On Saturday, we went to a local Pride festival. My church had a booth there, so I volunteered to help out (I also volunteered my friend, because I'm helpful that way). The last time I attended this festival was two years ago. We had a searing heat wave both times. My friend and I left mid-day to get lunch (there wasn't much at the festival I could eat). After lunch, we accidentally went to an air-conditioned bar for a couple of drinks. When we headed back to the festival, the temperature was still astronomically high, but we minded it slightly less.
It was a fun day. A lot of interesting people stopped by our booth. There were only a couple of protesters. I really dug these kids, who just quietly stood next to them with their banner:
I hope their parents are proud of them, and I mean that in all sincerity. They didn't rant and rave or yell at the protesters. They just stood there respectfully, making their point oh-so-well. As for the protesters, I didn't read their signs in their entirety, but they were the usual fare - wordy posters with bible verses and the word "sodomy" used liberally. It occurred to me that they may as well picket every event, everywhere.

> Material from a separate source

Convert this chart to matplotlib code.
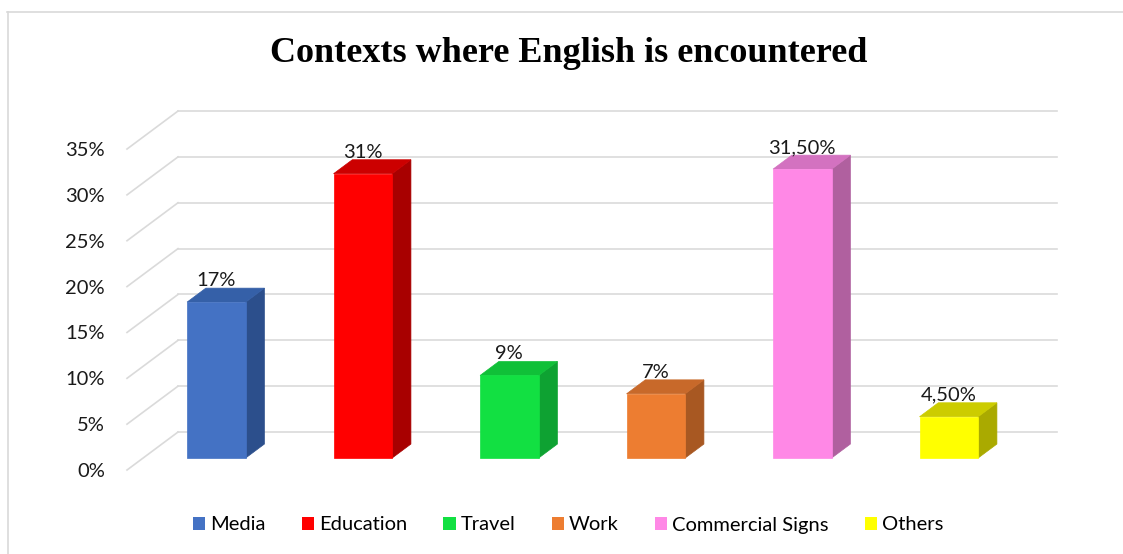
import matplotlib
matplotlib.use('Agg')
import matplotlib.pyplot as plt
from matplotlib.patches import Polygon, Patch
from matplotlib.lines import Line2D

plt.rcParams['font.family'] = ['Lato', 'DejaVu Sans']

# data
categories = ['Media', 'Education', 'Travel', 'Work', 'Commercial Signs', 'Others']
values = [17, 31, 9, 7, 31.5, 4.5]
yticks = [0, 5, 10, 15, 20, 25, 30, 35]

front_colors = ['#4472C4', '#FF0000', '#12E042', '#ED7D31', '#FF88E6', '#FFFF00']
top_colors = ['#3560A8', '#CC0000', '#10C038', '#C8692A', '#D372C0', '#CCCC00']
side_colors = ['#2C4F8C', '#A80000', '#0EA232', '#A85822', '#B0609F', '#AAAA00']


def pct(v):
    if float(v).is_integer():
        return f'{int(v)}%'
    return f'{v:.2f}'.replace('.', ',') + '%'


# oblique projection: depth of the wall in (category, percent) units
DX, DY = 0.348, 4.14
D0, D1 = 0.316, 0.684   # bar front / back as fraction of the depth
BW = 0.40               # bar width


def proj(x, y, d):
    return (x + d * DX, y + d * DY)


fig = plt.figure(figsize=(11.23, 5.54), dpi=100)
ax = fig.add_axes([0.1131, 0.1516, 0.7827, 0.5794])
ax.set_xlim(-0.5, 5.5)
ax.set_ylim(0, 35)
for s in ax.spines.values():
    s.set_visible(False)
ax.set_xticks([])
ax.set_yticks(yticks)
ax.set_yticklabels([pct(t) for t in yticks])
ax.tick_params(axis='y', length=0, pad=16, labelsize=14.5, labelcolor='#1a1a1a')

# side wall + back wall gridlines
grid_kw = dict(color='#dadada', lw=1.2, clip_on=False, zorder=0)
for t in yticks:
    ax.plot([-0.5, -0.5 + DX], [t, t + DY], **grid_kw)
    ax.plot([-0.5 + DX, 5.5 + DX], [t + DY, t + DY], **grid_kw)

# 3d-looking columns
for i, v in enumerate(values):
    x0, x1 = i - BW / 2, i + BW / 2
    side = [proj(x1, 0, D0), proj(x1, 0, D1), proj(x1, v, D1), proj(x1, v, D0)]
    top = [proj(x0, v, D0), proj(x1, v, D0), proj(x1, v, D1), proj(x0, v, D1)]
    front = [proj(x0, 0, D0), proj(x1, 0, D0), proj(x1, v, D0), proj(x0, v, D0)]
    for pts, c in [(side, side_colors[i]), (top, top_colors[i]), (front, front_colors[i])]:
        ax.add_patch(Polygon(pts, closed=True, facecolor=c, edgecolor=c,
                             lw=0.5, clip_on=False, zorder=2))
    lx, ly = proj(i, v, D1)
    ax.text(i + D0 * DX, ly - 0.1, pct(v), ha='center', va='bottom',
            fontsize=14.5, color='#1a1a1a', zorder=3)

fig.text(0.506, 1 - 53 / 554, 'Contexts where English is encountered',
         ha='center', va='center', fontsize=26, fontweight='bold',
         family='Liberation Serif')

handles = [Patch(facecolor=c, edgecolor='none') for c in front_colors]
fig.legend(handles, categories, loc='center', bbox_to_anchor=(0.506, 1 - 525 / 554),
           ncol=6, frameon=False, fontsize=14.5, handlelength=0.6, handleheight=0.6,
           handletextpad=0.25, columnspacing=1.8)

# outer frame (top and left edges only)
fig.add_artist(Line2D([7 / 1123, 1], [1 - 11.5 / 554, 1 - 11.5 / 554],
                      transform=fig.transFigure, color='#d9d9d9', lw=1.2))
fig.add_artist(Line2D([7.5 / 1123, 7.5 / 1123], [0, 1 - 11.5 / 554],
                      transform=fig.transFigure, color='#d9d9d9', lw=1.2))

fig.savefig('out.png', dpi=100, facecolor='white')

The definition of sodomy includes oral sex and I'm pretty sure one or two or a hundred million heterosexuals have engaged in that as well. So, the protesters should really consider showing up at every public gathering, just in case someone there might be doing something behind closed doors that would not meet with their approval.
On Sunday, the three of us (P didn't go) headed to church. It was a very moving service. Some of the ladies of the church recently completed a "Women of Wisdom" curriculum, and they shared their experiences and expressed joy at moving into their crone years. I never realized that the term actually reflects a very positive and empowering rite of passage. One of our church's wisest and most cherished elders spoke eloquently about the possibility that it may soon be time for her to "fold up her wings" and I cried because she means so much to all of us. Adding to my tears was the death of a member of the fellowship a few days before.

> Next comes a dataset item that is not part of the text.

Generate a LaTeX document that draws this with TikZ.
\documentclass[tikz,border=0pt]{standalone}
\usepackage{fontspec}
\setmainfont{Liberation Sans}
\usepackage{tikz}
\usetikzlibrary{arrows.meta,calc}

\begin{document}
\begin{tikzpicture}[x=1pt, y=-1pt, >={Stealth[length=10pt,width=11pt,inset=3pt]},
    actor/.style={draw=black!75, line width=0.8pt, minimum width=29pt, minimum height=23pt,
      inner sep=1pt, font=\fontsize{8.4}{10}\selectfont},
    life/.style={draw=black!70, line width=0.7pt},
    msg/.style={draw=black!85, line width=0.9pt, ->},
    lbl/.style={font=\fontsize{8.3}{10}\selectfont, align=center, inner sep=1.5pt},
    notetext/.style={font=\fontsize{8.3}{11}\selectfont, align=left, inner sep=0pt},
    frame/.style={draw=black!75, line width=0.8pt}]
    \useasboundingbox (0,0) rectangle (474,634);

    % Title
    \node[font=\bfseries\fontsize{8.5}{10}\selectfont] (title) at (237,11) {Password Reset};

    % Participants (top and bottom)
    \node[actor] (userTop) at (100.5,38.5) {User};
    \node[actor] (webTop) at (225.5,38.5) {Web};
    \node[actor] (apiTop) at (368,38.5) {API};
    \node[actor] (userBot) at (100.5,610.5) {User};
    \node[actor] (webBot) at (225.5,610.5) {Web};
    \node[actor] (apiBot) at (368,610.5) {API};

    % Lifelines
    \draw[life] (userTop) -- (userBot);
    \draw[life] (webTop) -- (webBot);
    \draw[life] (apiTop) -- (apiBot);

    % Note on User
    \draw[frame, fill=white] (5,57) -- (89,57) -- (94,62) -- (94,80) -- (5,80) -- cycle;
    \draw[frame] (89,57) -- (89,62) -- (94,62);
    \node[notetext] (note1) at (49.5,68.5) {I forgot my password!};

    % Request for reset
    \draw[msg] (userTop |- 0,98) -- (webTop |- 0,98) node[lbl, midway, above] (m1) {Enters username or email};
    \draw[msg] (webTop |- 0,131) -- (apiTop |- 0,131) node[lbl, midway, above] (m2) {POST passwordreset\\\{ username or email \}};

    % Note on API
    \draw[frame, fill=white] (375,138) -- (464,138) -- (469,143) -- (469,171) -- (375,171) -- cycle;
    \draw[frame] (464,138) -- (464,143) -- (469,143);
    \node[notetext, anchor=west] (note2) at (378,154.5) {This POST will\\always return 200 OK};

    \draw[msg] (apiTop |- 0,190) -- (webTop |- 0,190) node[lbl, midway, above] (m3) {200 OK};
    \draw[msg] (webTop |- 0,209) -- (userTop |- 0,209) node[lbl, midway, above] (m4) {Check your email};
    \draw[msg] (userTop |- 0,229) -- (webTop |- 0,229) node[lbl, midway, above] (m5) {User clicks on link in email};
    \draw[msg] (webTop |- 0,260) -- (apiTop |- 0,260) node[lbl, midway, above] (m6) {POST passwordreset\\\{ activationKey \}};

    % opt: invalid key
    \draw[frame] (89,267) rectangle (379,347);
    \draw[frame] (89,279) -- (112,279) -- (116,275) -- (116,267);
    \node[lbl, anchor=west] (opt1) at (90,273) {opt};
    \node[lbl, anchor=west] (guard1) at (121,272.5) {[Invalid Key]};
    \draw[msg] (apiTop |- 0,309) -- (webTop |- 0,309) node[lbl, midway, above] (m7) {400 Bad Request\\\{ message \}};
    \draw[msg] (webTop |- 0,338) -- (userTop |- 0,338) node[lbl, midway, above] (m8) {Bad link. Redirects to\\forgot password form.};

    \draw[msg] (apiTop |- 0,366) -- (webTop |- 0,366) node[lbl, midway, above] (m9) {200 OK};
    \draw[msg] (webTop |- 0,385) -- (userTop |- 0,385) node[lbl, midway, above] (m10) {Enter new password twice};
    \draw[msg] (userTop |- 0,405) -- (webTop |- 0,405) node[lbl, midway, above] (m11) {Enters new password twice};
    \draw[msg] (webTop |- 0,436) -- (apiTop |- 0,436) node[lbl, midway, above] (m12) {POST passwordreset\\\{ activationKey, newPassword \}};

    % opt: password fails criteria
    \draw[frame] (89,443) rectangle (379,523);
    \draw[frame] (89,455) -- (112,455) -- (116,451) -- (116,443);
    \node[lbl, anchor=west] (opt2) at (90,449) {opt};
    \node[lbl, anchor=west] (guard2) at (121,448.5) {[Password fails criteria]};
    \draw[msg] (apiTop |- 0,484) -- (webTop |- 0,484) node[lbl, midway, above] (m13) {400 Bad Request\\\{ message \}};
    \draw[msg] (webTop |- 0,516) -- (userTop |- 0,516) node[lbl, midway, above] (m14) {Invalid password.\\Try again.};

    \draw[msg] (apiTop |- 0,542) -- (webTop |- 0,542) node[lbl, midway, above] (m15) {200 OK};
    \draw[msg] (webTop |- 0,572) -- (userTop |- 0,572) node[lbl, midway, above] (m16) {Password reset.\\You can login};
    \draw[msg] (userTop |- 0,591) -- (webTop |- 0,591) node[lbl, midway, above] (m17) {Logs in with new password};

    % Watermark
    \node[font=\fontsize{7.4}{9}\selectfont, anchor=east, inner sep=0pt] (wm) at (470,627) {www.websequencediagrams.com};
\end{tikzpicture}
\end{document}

After church, we took a day trip. We had a nice lunch and then headed to a park that featured a little beach. My daughter splashed around at the edge of the water while we sat in the shade nearby. Thirty seconds later, I looked over at the beach to see my child submerged in water up to her neck. Fully clothed. At first I was going to yell at her and then I remembered that its summertime and that rules don't apply. One day last week I let her eat ice cream twice in the same day. Anyway, it didn't take too long for her to dry off since it was so hot. She probably still has sand in various crevices, though.

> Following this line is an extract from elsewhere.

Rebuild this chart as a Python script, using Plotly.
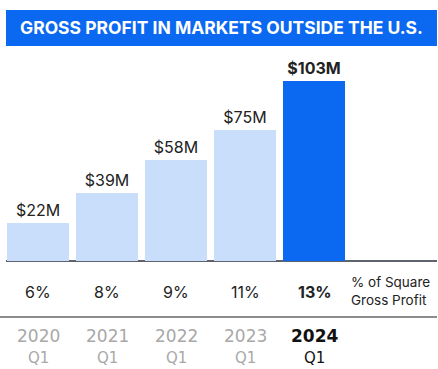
import plotly.graph_objects as go

periods = ["2020", "2021", "2022", "2023", "2024"]
quarters = ["Q1", "Q1", "Q1", "Q1", "Q1"]
gross_profit_m = [22, 39, 58, 75, 103]
bar_labels = ["$22M", "$39M", "$58M", "$75M", "$103M"]
pct_of_square = ["6%", "8%", "9%", "11%", "13%"]
pct_header = "% of Square<br>Gross Profit"
title_text = "GROSS PROFIT IN MARKETS OUTSIDE THE U.S."

W, H = 438, 369
LIGHT = "#c8defa"
BLUE = "#0b68f1"
xi = list(range(len(periods)))
highlight = len(periods) - 1

colors = [BLUE if i == highlight else LIGHT for i in xi]

fig = go.Figure()
fig.add_trace(go.Bar(
    x=xi, y=gross_profit_m, width=0.9,
    marker=dict(color=colors, line=dict(width=0)),
    text=[f"<b>{t}</b>" if i == highlight else t for i, t in enumerate(bar_labels)],
    textposition="outside", cliponaxis=False,
    textfont=dict(family="Inter", size=16, color="#222"),
    hoverinfo="skip",
))

def py(p):
    return 1 - p / H

def px(p):
    return p / W

ann = []
for i in xi:
    bold = i == highlight
    ann.append(dict(x=i, xref="x", y=py(292), yref="paper", yanchor="middle", xanchor="center",
                    text=f"<b>{pct_of_square[i]}</b>" if bold else pct_of_square[i],
                    showarrow=False, font=dict(family="Inter", size=16, color="#222")))
    col = "#111" if bold else "#a8a8a8"
    ann.append(dict(x=i, xref="x", y=py(336), yref="paper", yanchor="middle", xanchor="center",
                    text=f"<b>{periods[i]}</b>" if bold else periods[i],
                    showarrow=False, font=dict(family="DejaVu Sans", size=17, color=col)))
    ann.append(dict(x=i, xref="x", y=py(357.5), yref="paper", yanchor="middle", xanchor="center",
                    text=quarters[i],
                    showarrow=False, font=dict(family="DejaVu Sans", size=15, color=col)))
ann.append(dict(x=px(349), xref="paper", y=py(291), yref="paper", yanchor="middle", xanchor="left",
                text=pct_header, align="left", showarrow=False,
                font=dict(family="Inter", size=13.5, color="#222")))
ann.append(dict(x=px(221.5), xref="paper", y=py(28), yref="paper", yanchor="middle", xanchor="center",
                text=f"<b>{title_text}</b>", showarrow=False,
                font=dict(family="Inter", size=17.5, color="white")))

shapes = [
    dict(type="rect", xref="paper", yref="paper", x0=px(6), x1=px(437), y0=py(46), y1=py(10),
         fillcolor=BLUE, line=dict(width=0), layer="below"),
    dict(type="line", xref="paper", yref="paper", x0=px(6), x1=px(437), y0=py(261), y1=py(261),
         line=dict(color="#2a2f3a", width=1.5), layer="below"),
    dict(type="line", xref="paper", yref="paper", x0=px(0), x1=px(437), y0=py(317), y1=py(317),
         line=dict(color="#666", width=1.5)),
]

step = 69.0
c0 = 38.0
ppm = 1.75
fig.update_layout(
    width=W, height=H,
    margin=dict(l=0, r=0, t=0, b=0),
    paper_bgcolor="white", plot_bgcolor="white",
    showlegend=False,
    xaxis=dict(range=[(0 - c0) / step, (W - c0) / step], visible=False, fixedrange=True),
    yaxis=dict(range=[(261 - H) / ppm, 261 / ppm], visible=False, fixedrange=True),
    annotations=ann, shapes=shapes,
    bargap=0,
)
fig.write_html("out.html", config={"displayModeBar": False},
               post_script="document.body.style.margin='0';document.body.style.overflow='hidden';")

It was a fun trip and the breeze off the water was a welcome reprieve from the relentless heat. I wished I could jump in the water myself. We finished up the day back at my house. The kid dragged my friend into her room to play while I made dinner. She forced him to check out some books from her library and then required him to return them immediately.
All in all, it was a fun and memorable weekend. I feel so fortunate to have a friend who would fly across the country to visit me. I know he reads my blog so . . . thanks for coming, mon ami!